Necessary, not sufficient. That phrase is the article's honest answer to the question "how good is the substrate?" The answer is that the substrate is genuine, the boundary is published, the bounty calibration is the highest in the industry, the public CVE record is alive and narrow, and the residual attack surface lives in places the hypervisor cannot by construction control. The substrate is what we have explored in detail; what holds it up is what we have just sketched. The last section turns from theory to practice.

## 12. Practical Guide, FAQ, and Closing

If you have read this far, the natural next question is "is this on, on my machine, and how do I check?" The practical answer is short.

### 12.1 Enabling and verifying VBS

VBS is configurable through several paths: Group Policy (`Computer Configuration > Administrative Templates > System > Device Guard`), Intune, MDM CSPs (`DeviceGuard/EnableVirtualizationBasedSecurity`, `DeviceGuard/ConfigureSystemGuardLaunch`), the Windows Security UI, or directly via `bcdedit /set hypervisorlaunchtype Auto`. Verification is best done with three small commands.

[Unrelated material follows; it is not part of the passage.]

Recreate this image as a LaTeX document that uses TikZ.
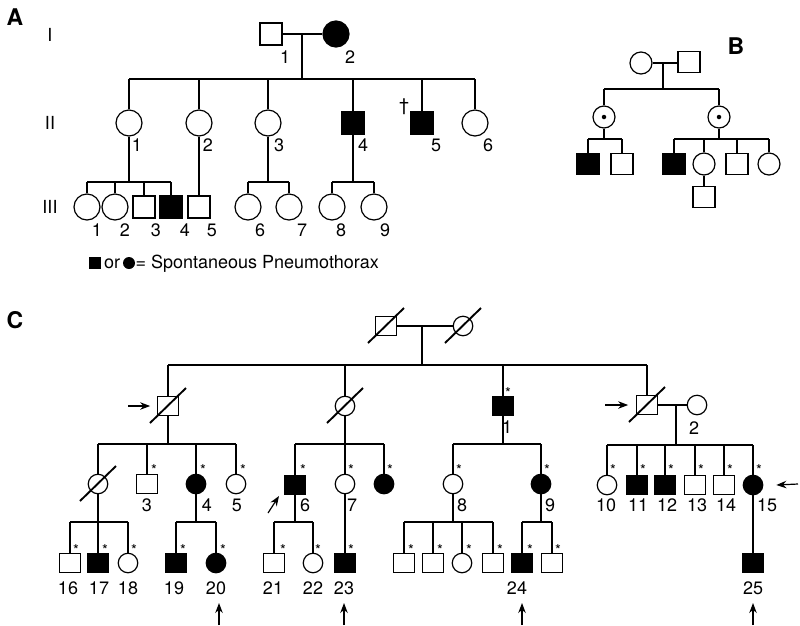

- `msinfo32` -> the Device Guard / Virtualization-based Security row. "Services Configured" lists what policy has requested; "Services Running" lists what is actually active. Kernel DMA Protection and Secure Launch each appear as their own row.
- `Get-CimInstance -ClassName Win32_DeviceGuard` -> `VirtualizationBasedSecurityStatus` (0 = off, 1 = enabled but not running, 2 = running); `SecurityServicesRunning` array (HVCI, Credential Guard, etc.); `RequiredSecurityProperties` (the policy floor).
- `bcdedit /enum` -> `hypervisorlaunchtype Auto` is the default; `loadoptions DISABLE_VBS_*` is how an administrator can opt out (you should not see these flags on a properly-configured machine).

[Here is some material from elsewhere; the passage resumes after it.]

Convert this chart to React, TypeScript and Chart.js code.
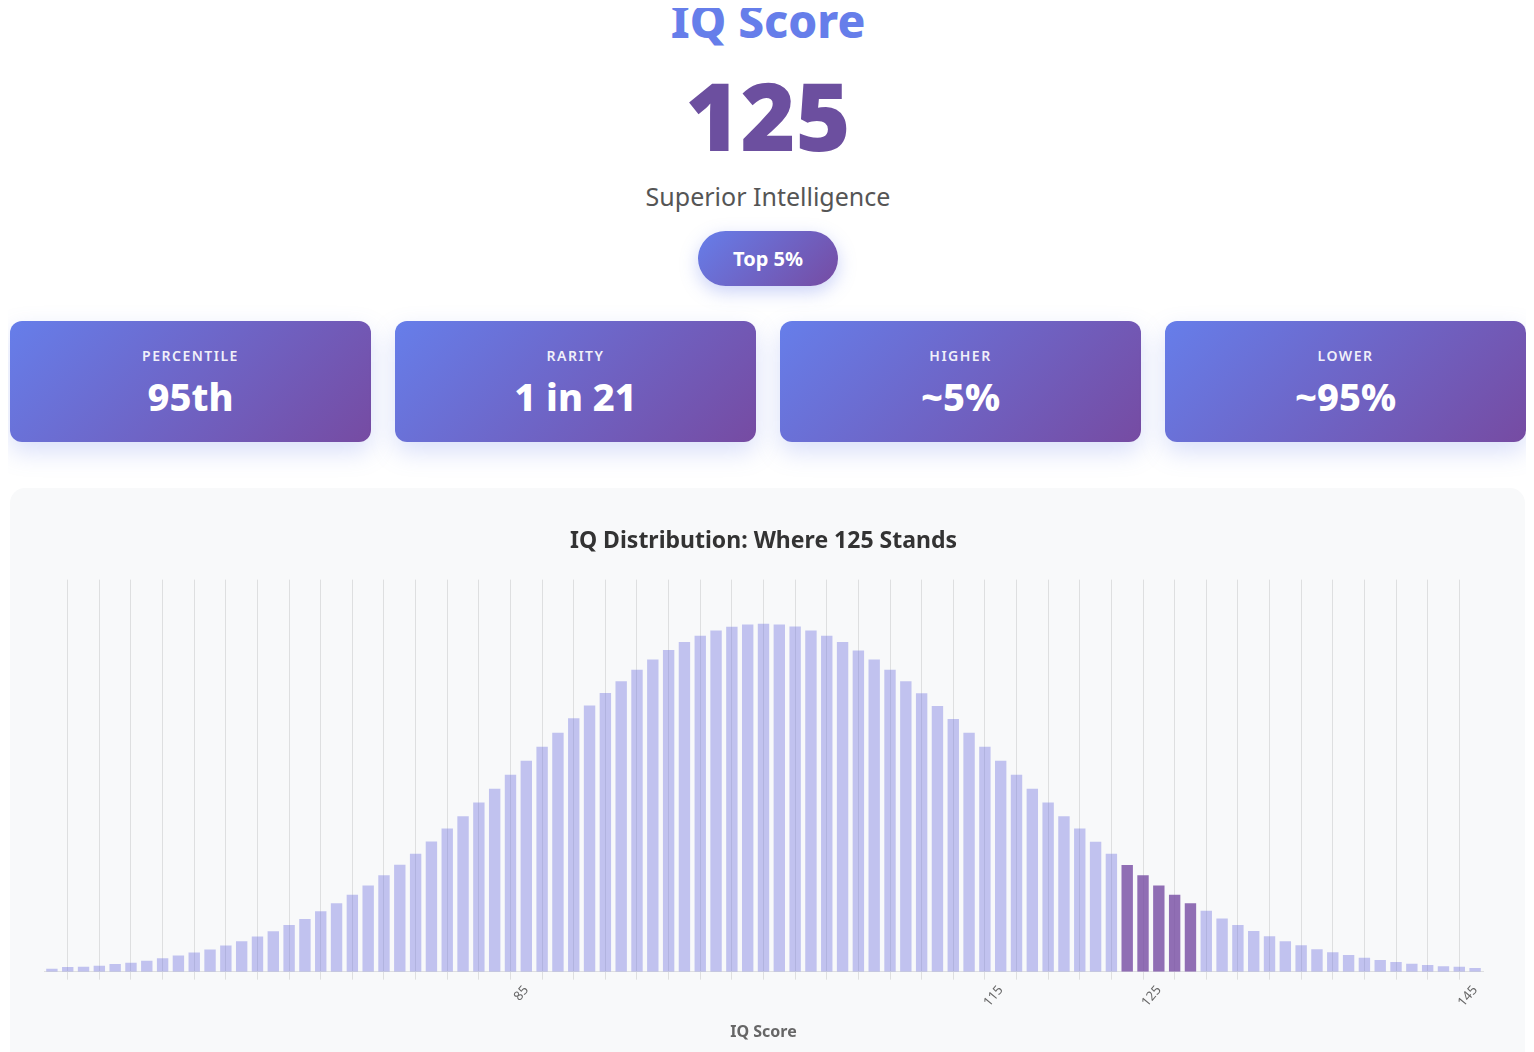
import React, { useEffect, useRef } from "react";
import { Chart, registerables } from "chart.js";

Chart.register(...registerables);

const FONT = '"Segoe UI", "Noto Sans", "Open Sans", sans-serif';

const IQ_SCORES: number[] = [
  55, 56, 57, 58, 59, 60, 61, 62, 63, 64,
  65, 66, 67, 68, 69, 70, 71, 72, 73, 74,
  75, 76, 77, 78, 79, 80, 81, 82, 83, 84,
  85, 86, 87, 88, 89, 90, 91, 92, 93, 94,
  95, 96, 97, 98, 99, 100, 101, 102, 103, 104,
  105, 106, 107, 108, 109, 110, 111, 112, 113, 114,
  115, 116, 117, 118, 119, 120, 121, 122, 123, 124,
  125, 126, 127, 128, 129, 130, 131, 132, 133, 134,
  135, 136, 137, 138, 139, 140, 141, 142, 143, 144,
  145,
];

// population density (% per IQ point)
const DENSITY: number[] = [
  0.023, 0.036, 0.038, 0.046, 0.059, 0.069, 0.084, 0.102, 0.123, 0.146,
  0.169, 0.200, 0.232, 0.269, 0.309, 0.358, 0.404, 0.463, 0.524, 0.589,
  0.660, 0.737, 0.819, 0.903, 0.997, 1.095, 1.189, 1.294, 1.399, 1.506,
  1.614, 1.721, 1.829, 1.939, 2.036, 2.133, 2.223, 2.310, 2.389, 2.461,
  2.522, 2.570, 2.611, 2.640, 2.657, 2.663, 2.657, 2.642, 2.611, 2.570,
  2.522, 2.458, 2.389, 2.310, 2.223, 2.131, 2.033, 1.934, 1.829, 1.721,
  1.614, 1.506, 1.399, 1.294, 1.189, 1.095, 0.995, 0.903, 0.816, 0.737,
  0.660, 0.589, 0.524, 0.466, 0.407, 0.358, 0.312, 0.271, 0.233, 0.202,
  0.171, 0.148, 0.128, 0.107, 0.090, 0.074, 0.061, 0.051, 0.041, 0.038,
  0.028,
];

const SHOWN_TICKS: number[] = [85, 115, 125, 145];
const HIGHLIGHT_MIN = 123;
const HIGHLIGHT_MAX = 127;

const USER_SCORE = 125;
const SCORE_LABEL = "Superior Intelligence";
const BADGE = "Top 5%";

const STAT_LABELS: string[] = ["Percentile", "Rarity", "Higher", "Lower"];
const STAT_VALUES: string[] = ["95th", "1 in 21", "~5%", "~95%"];

const GRADIENT = "linear-gradient(135deg, #667eea 0%, #764ba2 100%)";

function DistributionChart() {
  const ref = useRef<HTMLCanvasElement | null>(null);
  useEffect(() => {
    if (!ref.current) return;
    Chart.defaults.font.family = FONT;
    const colors = IQ_SCORES.map((s) =>
      s >= HIGHLIGHT_MIN && s <= HIGHLIGHT_MAX
        ? "rgba(118, 75, 162, 0.8)"
        : "rgba(102, 106, 220, 0.38)"
    );
    const chart = new Chart(ref.current, {
      type: "bar",
      data: {
        labels: IQ_SCORES,
        datasets: [
          {
            label: "Population",
            data: DENSITY,
            backgroundColor: colors,
            borderWidth: 0,
          },
        ],
      },
      options: {
        animation: false,
        responsive: true,
        maintainAspectRatio: false,
        layout: { padding: { left: 4, right: 12, top: 0, bottom: 0 } },
        plugins: {
          legend: { display: false },
          tooltip: { enabled: false },
          title: {
            display: true,
            text: `IQ Distribution: Where ${USER_SCORE} Stands`,
            color: "#333",
            font: { size: 23, weight: "bold", family: FONT },
            padding: { top: 10, bottom: 24 },
          },
        },
        scales: {
          y: { display: false, min: 0, max: 3 },
          x: {
            ticks: {
              color: "#666",
              font: { size: 13 },
              callback: function (value: any) {
                const s = IQ_SCORES[value as number];
                return SHOWN_TICKS.includes(s) ? String(s) : "";
              },
            },
            title: {
              display: true,
              text: "IQ Score",
              color: "#666",
              font: { size: 16, weight: "bold", family: FONT },
              padding: { top: 10, bottom: 4 },
            },
          },
        },
      },
    });
    return () => chart.destroy();
  }, []);
  return (
    <div style={{ position: "relative", height: 528, width: "100%" }}>
      <canvas ref={ref} />
    </div>
  );
}

export default function App() {
  return (
    <div style={{ fontFamily: FONT, paddingLeft: 2, textAlign: "center" }}>
      <div
        style={{
          marginTop: -11,
          fontSize: 46,
          lineHeight: "46px",
          height: 46,
          fontWeight: 800,
          color: "#667eea",
        }}
      >
        IQ Score
      </div>
      <div
        style={{
          marginTop: 25,
          fontSize: 94,
          lineHeight: "94px",
          height: 94,
          fontWeight: 900,
          color: "#6c4f9f",
        }}
      >
        {USER_SCORE}
      </div>
      <div
        style={{
          marginTop: 22,
          fontSize: 25,
          lineHeight: "25px",
          height: 25,
          color: "#555",
        }}
      >
        {SCORE_LABEL}
      </div>
      <div
        style={{
          marginTop: 22,
          display: "inline-flex",
          alignItems: "center",
          justifyContent: "center",
          width: 140,
          height: 55,
          borderRadius: 28,
          background: GRADIENT,
          color: "#fff",
          fontWeight: 700,
          fontSize: 20,
          boxShadow: "0 6px 18px rgba(102, 126, 234, 0.35)",
        }}
      >
        {BADGE}
      </div>
      <div
        style={{
          marginTop: 35,
          display: "grid",
          gridTemplateColumns: "repeat(4, 1fr)",
          gap: 24,
        }}
      >
        {STAT_LABELS.map((label, i) => (
          <div
            key={label}
            style={{
              height: 121,
              boxSizing: "border-box",
              paddingTop: 28,
              borderRadius: 12,
              background: GRADIENT,
              color: "#fff",
              boxShadow: "0 10px 25px rgba(102, 126, 234, 0.25)",
            }}
          >
            <div
              style={{
                fontSize: 14,
                lineHeight: "14px",
                height: 14,
                fontWeight: 600,
                letterSpacing: 1.5,
                textTransform: "uppercase",
                opacity: 0.9,
              }}
            >
              {label}
            </div>
            <div
              style={{
                marginTop: 14,
                fontSize: 38,
                lineHeight: "38px",
                height: 38,
                fontWeight: 800,
              }}
            >
              {STAT_VALUES[i]}
            </div>
          </div>
        ))}
      </div>
      <div
        style={{
          marginTop: 46,
          background: "#f8f9fa",
          borderRadius: 15,
          padding: 30,
          marginRight: 1,
        }}
      >
        <DistributionChart />
      </div>
    </div>
  );
}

<RunnableCode lang="js" title="VBS health check (logic equivalent to a Get-CimInstance Win32_DeviceGuard run)">{`
// Given a parsed Win32_DeviceGuard object, compute whether VBS is healthy.
// The actual Win32_DeviceGuard schema is on Microsoft Learn; this is the
// decision logic an operator would write against it.
function checkVbsHealth(dg) {
  const result = { ok: false, reasons: [] };

  // VBS itself
  if (dg.VirtualizationBasedSecurityStatus !== 2) {
    result.reasons.push('VBS is not running (status != 2)');
  }

  // HVCI (Memory Integrity)
  if (!dg.SecurityServicesRunning.includes(2)) {
    result.reasons.push('HVCI / Memory Integrity is not running');
  }

  // Credential Guard
  if (!dg.SecurityServicesRunning.includes(1)) {
    result.reasons.push('Credential Guard is not running');
  }

  // Required floor properties (e.g. Secure Boot, DMA protection, SMM mitigation)
  const requiredFloor = [1, 2, 3]; // service codes per Win32_DeviceGuard
  for (const r of requiredFloor) {
    if (!dg.AvailableSecurityProperties.includes(r)) {
      result.reasons.push('Missing required security property: ' + r);
    }
  }

  result.ok = result.reasons.length === 0;
  return result;
}

const example = {
  VirtualizationBasedSecurityStatus: 2,
  SecurityServicesRunning: [1, 2, 3],
  AvailableSecurityProperties: [1, 2, 3, 4, 5],
};
console.log(JSON.stringify(checkVbsHealth(example), null, 2));
// -> { ok: true, reasons: [] }
`}</RunnableCode>

> **Note:** Three commands, in order: `msinfo32` for the human-readable summary; `Get-CimInstance -ClassName Win32_DeviceGuard | Format-List *` for the structured detail; `bcdedit /enum {current}` to confirm `hypervisorlaunchtype Auto` and the absence of `DISABLE_VBS_*` load options. If all three agree that VBS, HVCI, and Credential Guard are running, you are in the configuration this article describes.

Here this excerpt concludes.